#### [EXERCISE BRIEF]
Pictures are not part of the copy. Retype the lines from the first one through the line that contains "anchor=west] (Y) at".

#### [DATA]
<<<<
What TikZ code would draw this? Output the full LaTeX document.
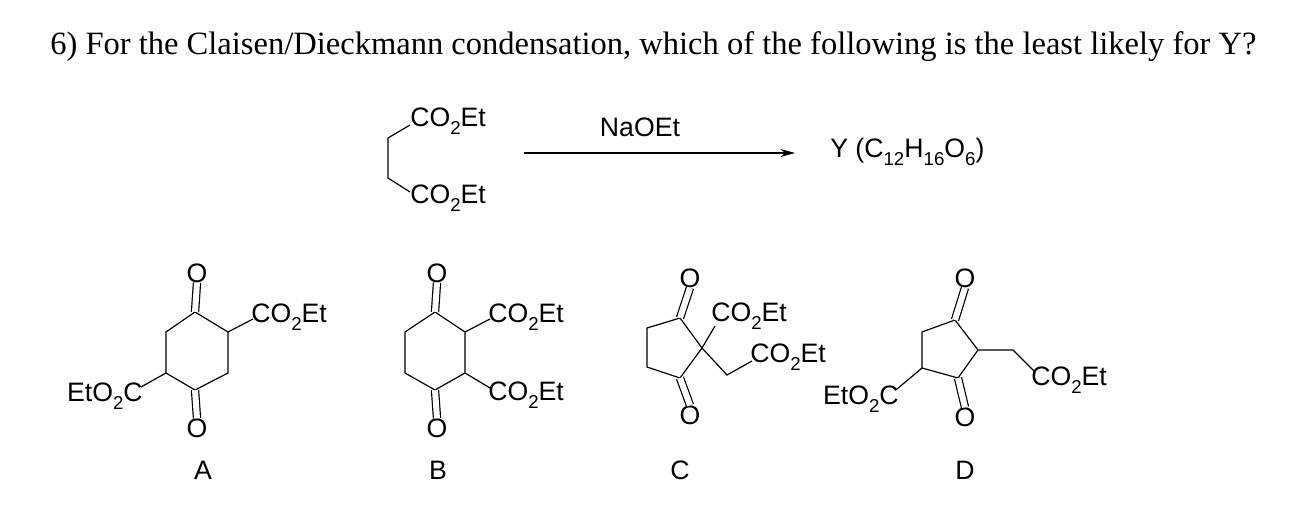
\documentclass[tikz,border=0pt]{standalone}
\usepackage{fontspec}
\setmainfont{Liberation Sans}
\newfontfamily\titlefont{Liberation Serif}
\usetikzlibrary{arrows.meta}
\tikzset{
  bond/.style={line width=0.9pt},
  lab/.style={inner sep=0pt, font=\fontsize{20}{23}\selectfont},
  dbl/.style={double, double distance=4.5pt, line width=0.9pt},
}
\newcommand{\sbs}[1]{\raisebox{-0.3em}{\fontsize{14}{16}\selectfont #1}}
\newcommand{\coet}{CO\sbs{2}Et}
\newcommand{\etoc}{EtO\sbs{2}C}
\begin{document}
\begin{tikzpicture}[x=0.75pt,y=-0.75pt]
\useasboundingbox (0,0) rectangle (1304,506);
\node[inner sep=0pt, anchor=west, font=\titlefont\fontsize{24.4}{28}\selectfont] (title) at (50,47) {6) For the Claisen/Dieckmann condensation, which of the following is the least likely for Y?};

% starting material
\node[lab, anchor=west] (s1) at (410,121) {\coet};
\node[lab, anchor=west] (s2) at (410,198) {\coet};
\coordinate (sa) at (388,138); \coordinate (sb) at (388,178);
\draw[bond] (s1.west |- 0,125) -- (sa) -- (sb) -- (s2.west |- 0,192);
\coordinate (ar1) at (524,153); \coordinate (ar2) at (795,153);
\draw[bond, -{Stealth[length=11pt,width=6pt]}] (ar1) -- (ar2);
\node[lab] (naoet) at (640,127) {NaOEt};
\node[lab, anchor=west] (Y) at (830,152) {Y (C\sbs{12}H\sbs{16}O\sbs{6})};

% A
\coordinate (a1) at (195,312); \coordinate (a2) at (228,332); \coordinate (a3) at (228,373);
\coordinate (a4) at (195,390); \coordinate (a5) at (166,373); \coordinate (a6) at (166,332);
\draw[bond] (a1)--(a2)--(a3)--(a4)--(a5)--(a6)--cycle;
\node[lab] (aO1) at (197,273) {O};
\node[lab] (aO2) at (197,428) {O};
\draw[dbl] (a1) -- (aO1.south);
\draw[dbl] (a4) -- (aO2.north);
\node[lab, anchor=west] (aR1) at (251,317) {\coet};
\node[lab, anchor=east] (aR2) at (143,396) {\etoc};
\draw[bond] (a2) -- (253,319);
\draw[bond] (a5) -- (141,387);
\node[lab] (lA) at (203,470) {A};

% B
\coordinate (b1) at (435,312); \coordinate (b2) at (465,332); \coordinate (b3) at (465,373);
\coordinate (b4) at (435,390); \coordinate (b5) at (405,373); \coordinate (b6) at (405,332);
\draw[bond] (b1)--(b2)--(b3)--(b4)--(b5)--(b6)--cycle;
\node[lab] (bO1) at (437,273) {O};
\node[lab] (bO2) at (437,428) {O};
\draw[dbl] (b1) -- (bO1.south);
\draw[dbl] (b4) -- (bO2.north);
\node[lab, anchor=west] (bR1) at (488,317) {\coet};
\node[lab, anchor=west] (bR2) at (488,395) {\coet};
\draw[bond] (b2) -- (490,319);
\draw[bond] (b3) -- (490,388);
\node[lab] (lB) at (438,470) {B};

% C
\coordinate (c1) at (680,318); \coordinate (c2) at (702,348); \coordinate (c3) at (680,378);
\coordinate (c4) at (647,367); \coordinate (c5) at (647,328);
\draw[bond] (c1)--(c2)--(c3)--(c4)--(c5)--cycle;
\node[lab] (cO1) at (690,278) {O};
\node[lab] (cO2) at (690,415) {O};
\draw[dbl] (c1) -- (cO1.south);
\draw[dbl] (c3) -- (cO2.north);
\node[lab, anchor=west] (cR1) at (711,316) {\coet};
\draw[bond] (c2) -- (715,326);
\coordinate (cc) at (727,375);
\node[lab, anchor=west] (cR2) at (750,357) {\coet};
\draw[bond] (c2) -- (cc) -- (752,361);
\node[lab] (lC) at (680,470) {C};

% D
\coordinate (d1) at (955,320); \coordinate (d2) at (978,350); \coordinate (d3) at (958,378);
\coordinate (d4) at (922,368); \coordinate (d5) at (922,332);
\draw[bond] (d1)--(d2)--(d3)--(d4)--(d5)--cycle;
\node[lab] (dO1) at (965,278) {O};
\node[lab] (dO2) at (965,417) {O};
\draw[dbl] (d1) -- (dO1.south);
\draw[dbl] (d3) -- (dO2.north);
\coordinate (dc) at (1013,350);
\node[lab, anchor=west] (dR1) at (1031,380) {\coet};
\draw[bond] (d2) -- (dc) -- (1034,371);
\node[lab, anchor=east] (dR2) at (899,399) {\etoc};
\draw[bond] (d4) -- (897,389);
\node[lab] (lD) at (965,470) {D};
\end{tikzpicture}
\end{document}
>>>>
#### [OUTPUT FOR THIS TASK]
What TikZ code would draw this? Output the full LaTeX document.
\documentclass[tikz,border=0pt]{standalone}
\usepackage{fontspec}
\setmainfont{Liberation Sans}
\newfontfamily\titlefont{Liberation Serif}
\usetikzlibrary{arrows.meta}
\tikzset{
  bond/.style={line width=0.9pt},
  lab/.style={inner sep=0pt, font=\fontsize{20}{23}\selectfont},
  dbl/.style={double, double distance=4.5pt, line width=0.9pt},
}
\newcommand{\sbs}[1]{\raisebox{-0.3em}{\fontsize{14}{16}\selectfont #1}}
\newcommand{\coet}{CO\sbs{2}Et}
\newcommand{\etoc}{EtO\sbs{2}C}
\begin{document}
\begin{tikzpicture}[x=0.75pt,y=-0.75pt]
\useasboundingbox (0,0) rectangle (1304,506);
\node[inner sep=0pt, anchor=west, font=\titlefont\fontsize{24.4}{28}\selectfont] (title) at (50,47) {6) For the Claisen/Dieckmann condensation, which of the following is the least likely for Y?};

% starting material
\node[lab, anchor=west] (s1) at (410,121) {\coet};
\node[lab, anchor=west] (s2) at (410,198) {\coet};
\coordinate (sa) at (388,138); \coordinate (sb) at (388,178);
\draw[bond] (s1.west |- 0,125) -- (sa) -- (sb) -- (s2.west |- 0,192);
\coordinate (ar1) at (524,153); \coordinate (ar2) at (795,153);
\draw[bond, -{Stealth[length=11pt,width=6pt]}] (ar1) -- (ar2);
\node[lab] (naoet) at (640,127) {NaOEt};
\node[lab, anchor=west] (Y) at (830,152) {Y (C\sbs{12}H\sbs{16}O\sbs{6})};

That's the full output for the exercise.